Movie review: “Stoker”

A version of this review appears in Friday’s Weekend Look section of The Oklahoman. 3 1/2 of 4 stars.
Movie review: “Stoker”
South Korean director Park Chan-wook’s distinctive style isn’t lost in translation with his first English-language film, an effectively creepy psychosexual thriller.
To say the psychosexual thriller is more about style than story is in no way an insult: Park and cinematographer Chung-hoon Chung adroitly use extreme camera angles, distorted focuses and an ever-shifting color palette to develop the film’s substantial, slow-burning suspense.
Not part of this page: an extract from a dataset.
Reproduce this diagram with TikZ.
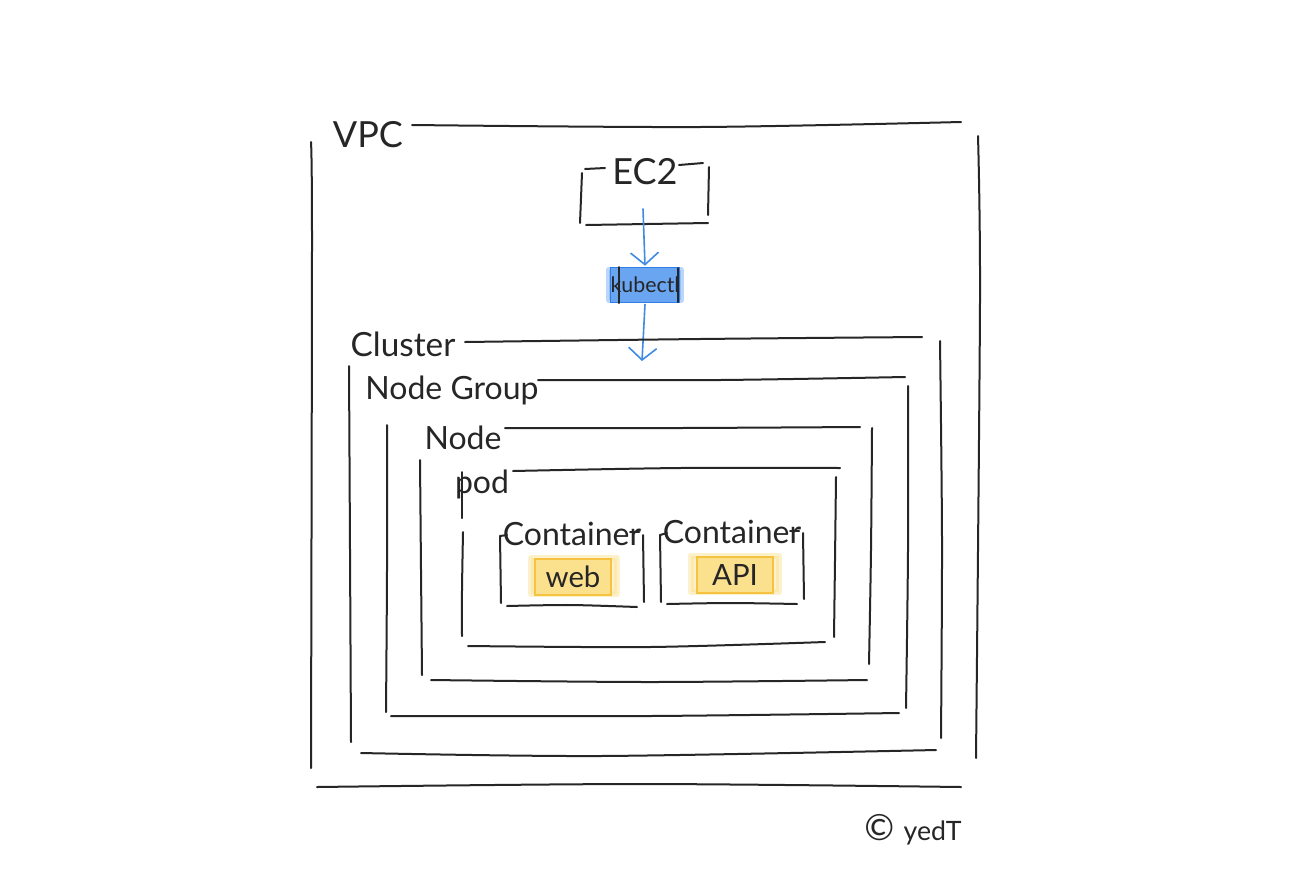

He and his crew have an exquisite command of the movie’s sound, too. In concert with the masterful score, the amplified cracking of an eggshell, the foreboding rasp of a pencil being sharpened and the heightened beat of a metronome lend an eerily atmospheric mood to actor Wentworth Miller’s (the TV show “Prison Break”) conventionally Hitchcockian script.
Known for his shockingly violent cult favorites “The Vengeance Trilogy” — “Sympathy for Mr. Vengeance,” “Oldboy” and “Sympathy for Lady Vengeance” — Park even cannily uses the audience’s expectations of his movies to build an almost intolerable sense of dread. It’s no mystery that something rotten is happening inside the Stoker family’s Southern gothic mansion, and film fans familiar with Park’s repertoire will be braced for the worst until the end credits roll.
The cinematic mind-job also serves as another stellar showcase for Australian actress Mia Wasikowska (“Alice in Wonderland”) and Brit Matthew Goode (“Watchmen”), who have a creepily effective chemistry.
Wasikowska stars as introverted high-schooler India Stoker, whose beloved father Richard (Dermot Mulroney) dies in a horrible accident on her 18th birthday. At the funeral, she is shocked when her Uncle Charlie (Goode), her father’s younger brother, turns up. After all, India didn’t even know she had an uncle.
Over the protests of India’s fretful great-aunt, Gwendolyn (Jacki Weaver), Charlie moves in with the teenager and her cold, brittle mother, Evelyn (Nicole Kidman). The ingratiating Charlie fixes gourmet meals, works in the garden and develops an inappropriately cozy relationship with the youth-obsessed widow. But he also has watchful eyes for India, who is both distrustful of and drawn to her handsome long-lost uncle.
Although he gets a bit heavy-handed with his use of symbolic omens like scuttling spiders and stuffed birds, Director Park (as the cast and crew respectfully dubbed him) makes an unsettling and auspicious Hollywood debut with “Stoker.”